After eight hours and 18 minutes, 57-year-old Dave Van Mouwerik of San Luis Obispo emerged from the sea and was greeted by a cheering crowd after becoming the first person on record to swim across Estero Bay.
Wearing only a Speedo, a bright yellow swim cap and a pair of goggles — his leathery skin flushed red from the cold water — Van Mouwerik stumbled onto shore, his legs exhausted after his marathon 14.4-mile swim.
“I’m profoundly relieved that it’s over, it was a pretty good swim,” Van Mouwerik said. “I trained a lot for it and I had a great crew. Both my boys were there.”
The journey began at 6:27 a.m. Sunday morning at China Harbor, north of Cayucos, and ended at 2:45 p.m. at Spooner’s Cove at Montaña Oro.
Van Mouwerik was followed by The Bonnie Marietta, which navigated the swim; the boat is owned and piloted by Mark Tognazzini, owner of Morro Bay’s Tognazzini’s Dockside restaurant.
There was a support crew of five on the boat, including Van Mouwerik’s sons Kyle, 24, and Adam, 21, as well as an observer from the Marathon Swimmers Federation who documented the swim and ensured that it was accomplished according to international marathon swim rules.
Van Mouwerik’s crew paralleled him on a paddleboard for direction. He ate thickened sports drink goo, and drank sports drink every half-hour, the bottles of food and drink were attached together with a rope and thrown out to him in the ocean.
Conditions during the swim were good; the water was mostly calm despite slight choppiness in the middle and pockets of very cold water. The crew experienced a few dolphin sightings, a whale and lots of jellyfish.
Van Mouwerik said that the first few hours of a swim tend to fly by quickly, and the second half can drag.

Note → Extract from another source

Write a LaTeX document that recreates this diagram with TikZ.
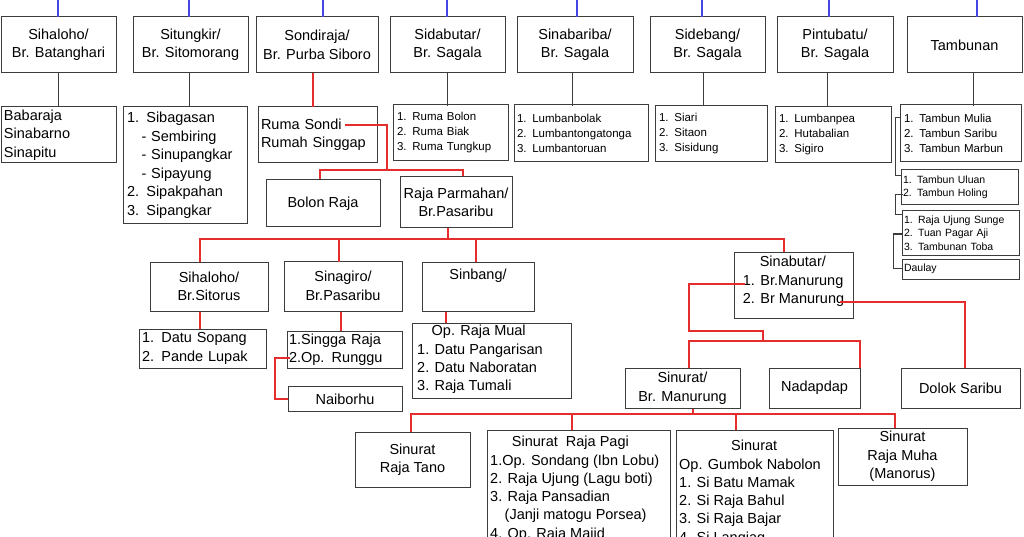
\documentclass[tikz,border=0pt]{standalone}
\usepackage{fontspec}
\setmainfont{Liberation Sans}
\definecolor{lnred}{RGB}{230,45,45}
\definecolor{lnblue}{RGB}{70,70,230}
\definecolor{lngray}{RGB}{60,60,60}
\begin{document}
\begin{tikzpicture}[x=1pt,y=-1pt,
  box/.style={draw=lngray,line width=1pt,inner sep=0pt,align=center,font=\fontsize{14.5}{18.5}\selectfont},
  sbox/.style={box,font=\fontsize{11.5}{15}\selectfont},
  txt/.style={inner sep=0pt,align=left,font=\fontsize{14.5}{18.3}\selectfont},
  blk/.style={draw=lngray,line width=1pt},
  redln/.style={draw=lnred,line width=1.2pt},
  blu/.style={draw=lnblue,line width=1.3pt}]
\useasboundingbox (0,0) rectangle (1024,537);
\clip (0,0) rectangle (1024,537);
% top row
\node[box,minimum width=115,minimum height=56] (a1) at (58.5,45) {Sihaloho/\\Br. Batanghari};
\node[box,minimum width=115,minimum height=56] (a2) at (190.5,45) {Situngkir/\\Br. Sitomorang};
\node[box,minimum width=122,minimum height=56] (a3) at (317,45) {Sondiraja/\\Br. Purba Siboro};
\node[box,minimum width=115,minimum height=56] (a4) at (447.5,45) {Sidabutar/\\Br. Sagala};
\node[box,minimum width=116,minimum height=56] (a5) at (575,45) {Sinabariba/\\Br. Sagala};
\node[box,minimum width=115,minimum height=56] (a6) at (707.5,45) {Sidebang/\\Br. Sagala};
\node[box,minimum width=116,minimum height=56] (a7) at (835,45) {Pintubatu/\\Br. Sagala};
\node[box,minimum width=115,minimum height=56] (a8) at (964.5,45) {Tambunan};
\foreach \x in {58,189,323,447,577,702,829,977}
  \draw[blu] (\x,0) -- (\x,17);
% second row
\node[box,minimum width=115,minimum height=56,text width=109,align=left] (b1) at (58.5,135) {Babaraja\\Sinabarno\\Sinapitu};
\node[box,minimum width=124,minimum height=117,text width=116,align=left] (b2) at (185,165.5) {1. Sibagasan\\\hspace*{1em}- Sembiring\\\hspace*{1em}- Sinupangkar\\\hspace*{1em}- Sipayung\\2. Sipakpahan\\3. Sipangkar};
\node[box,minimum width=119,minimum height=56,text width=113,align=left] (b3) at (317.5,135) {Ruma Sondi\\Rumah Singgap};
\node[sbox,minimum width=115,minimum height=56,text width=107,align=left] (b4) at (450.5,133) {1. Ruma Bolon\\2. Ruma Biak\\3. Ruma Tungkup};
\node[sbox,minimum width=134,minimum height=57,text width=128,align=left] (b5) at (581,133.5) {1. Lumbanbolak\\2. Lumbantongatonga\\3. Lumbantoruan};
\node[sbox,minimum width=112,minimum height=56,text width=104,align=left] (b6) at (711,134) {1. Siari\\2. Sitaon\\3. Sisidung};
\node[sbox,minimum width=116,minimum height=56,text width=108,align=left] (b7) at (833,135) {1. Lumbanpea\\2. Hutabalian\\3. Sigiro};
\node[sbox,minimum width=121,minimum height=57,text width=113,align=left] (b8) at (960.5,133.5) {1. Tambun Mulia\\2. Tambun Saribu\\3. Tambun Marbun};
\node[sbox,minimum width=117,minimum height=35,text width=113,align=left,font=\fontsize{10.5}{13.5}\selectfont] (t1) at (959.5,187.5) {1. Tambun Uluan\\2. Tambun Holing};
\node[sbox,minimum width=117,minimum height=44,text width=113,align=left,font=\fontsize{10.5}{13.5}\selectfont] (t2) at (960.5,233) {1. Raja Ujung Sunge\\2. Tuan Pagar Aji\\3. Tambunan Toba};
\node[sbox,minimum width=117,minimum height=20,text width=113,align=left,font=\fontsize{10.5}{13.5}\selectfont] (t3) at (960.5,269) {Daulay};
\foreach \x in {58,189,447,572,703,827,973}
  \draw[blk] (\x,73) -- (\x,106);
\coordinate (tm) at (900,118);
\draw[blk] (tm) -- (895,118) -- (895,176) -- (t1.west |- 0,176);
\draw[blk] (903,195) -- (895,195) -- (895,215) -- (t2.west |- 0,215);
\draw[blk] (903,234) -- (893,234) -- (893,268) -- (t3.west |- 0,268);
% Sondiraja branch
\draw[redln] (313,73) -- (313,107);
\node[box,minimum width=114,minimum height=47] (bolon) at (323,203.5) {Bolon Raja};
\node[box,minimum width=112,minimum height=51] (parm) at (456,202.5) {Raja Parmahan/\\Br.Pasaribu};
\draw[redln] (345,125) -- (387,125) -- (387,170);
\draw[redln] (bolon.north -| 320,0) -- (320,170) -- (463,170) -- (parm.north -| 463,0);
% level 3
\node[box,minimum width=118,minimum height=49] (sit) at (209,286.5) {Sihaloho/\\Br.Sitorus};
\node[box,minimum width=118,minimum height=50] (sng) at (343,286) {Sinagiro/\\Br.Pasaribu};
\node[box,minimum width=112,minimum height=49] (sbg) at (478,286.5) {Sinbang/\\\strut};
\node[box,minimum width=119,minimum height=66] (snb) at (793.5,285) {};
\node[txt,anchor=north] at (793.5,256) {\makebox[100pt]{Sinabutar/}\\1. Br.Manurung\\2. Br Manurung};
\draw[redln] (parm.south -| 448,0) -- (448,239);
\draw[redln] (200,262) -- (200,239) -- (784,239) -- (784,252);
\draw[redln] (339,262) -- (339,239);
\draw[redln] (476,262) -- (476,239);
% level 4
\node[box,minimum width=127,minimum height=39,text width=121,align=left] (dat) at (202.5,348.5) {1. Datu Sopang\\2. Pande Lupak};
\node[box,minimum width=115,minimum height=37,text width=111,align=left] (sgr) at (344.5,349.5) {1.Singga Raja\\2.Op. Runggu};
\node[box,minimum width=114,minimum height=25] (nai) at (345,399) {Naiborhu};
\node[box,minimum width=159,minimum height=75] (mual) at (491.5,360.5) {};
\node[txt,anchor=north west] at (417,325) {\hspace*{1em}Op. Raja Mual\\1. Datu Pangarisan\\2. Datu Naboratan\\3. Raja Tumali};
\draw[redln] (sit.south -| 200,0) -- (dat.north -| 200,0);
\draw[redln] (sng.south -| 341,0) -- (sgr.north -| 341,0);
\draw[redln] (sbg.south -| 446,0) -- (mual.north -| 446,0);
\draw[redln] (290,358) -- (275,358) -- (275,399) -- (nai.west);
% Sinabutar children
\node[box,minimum width=115,minimum height=40] (sin) at (682.5,388) {Sinurat/\\Br. Manurung};
\node[box,minimum width=91,minimum height=40] (nad) at (814.5,388) {Nadapdap};
\node[box,minimum width=119,minimum height=40] (dol) at (960.5,388) {Dolok Saribu};
\draw[redln] (745,284) -- (689,284) -- (689,331) -- (763,331) -- (763,341);
\draw[redln] (689,368) -- (689,341) -- (860,341) -- (860,368);
\draw[redln] (840,302) -- (965,302) -- (dol.north -| 965,0);
% Sinurat children
\node[box,minimum width=115,minimum height=55] (tano) at (412.5,459.5) {Sinurat\\Raja Tano};
\node[box,minimum width=183,minimum height=140] (pagi) at (578.5,500) {};
\node[txt,anchor=north west] at (490,436) {\hspace*{1.5em}Sinurat\ \ Raja Pagi\\1.Op. Sondang (Ibn Lobu)\\2. Raja Ujung (Lagu boti)\\3. Raja Pansadian\\\hspace*{1em}(Janji matogu Porsea)\\4. Op. Raja Majid};
\node[box,minimum width=157,minimum height=140] (gum) at (754.5,500) {};
\node[txt,anchor=north west] at (679,440) {\makebox[150pt]{Sinurat}\\\makebox[150pt][l]{Op. Gumbok Nabolon}\\1. Si Batu Mamak\\2. Si Raja Bahul\\3. Si Raja Bajar\\4. Si Langiag};
\node[box,minimum width=129,minimum height=57] (muha) at (902.5,456.5) {Sinurat\\Raja Muha\\(Manorus)};
\draw[redln] (sin.south -| 693,0) -- (693,414);
\draw[redln] (tano.north -| 411,0) -- (411,414) -- (895,414) -- (muha.north -| 895,0);
\draw[redln] (572,414) -- (pagi.north -| 572,0);
\draw[redln] (736,414) -- (gum.north -| 736,0);
\end{tikzpicture}
\end{document}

“When you get out into the ocean, it’s a solo event,” Van Mouwerik said. “It’s an adventure.”
Van Mouwerik came into swimming later in life.
“You go through life not really knowing what you want to do. Then I found this passion,” he said. “Something got into me.”
Van Mouwerik, a swimmer for 34 years, has previously completed four marathon swims, three in California and one in Sweden. His longest swim was 21.3 miles, crossing Lake Tahoe from the south to the north.
Two years ago, Van Mouwerik stopped swimming when his son Kyle was stricken with a life threatening illness; he viewed Sunday’s swim as “a marker of my reawakening to swimming, after a long hibernation.” Van Mouwerik’s son has since mostly recovered.
Van Mouwerik said he’s been training for roughly a year at local gyms, Sinsheimer Pool and in the ocean at Avila Beach. To prepare for the swim, he went to bed about 8 p.m. the night before after eating a meal of pasta for the carbohydrates.
Van Mouwerik is planning a freshwater swim in May in Arizona; he’s relieved he won’t have to worry about marine life.
“We’ve been trying for a long time to live up to him, and at this point we’ve just given up,” joked his son Kyle Van Mouwerik.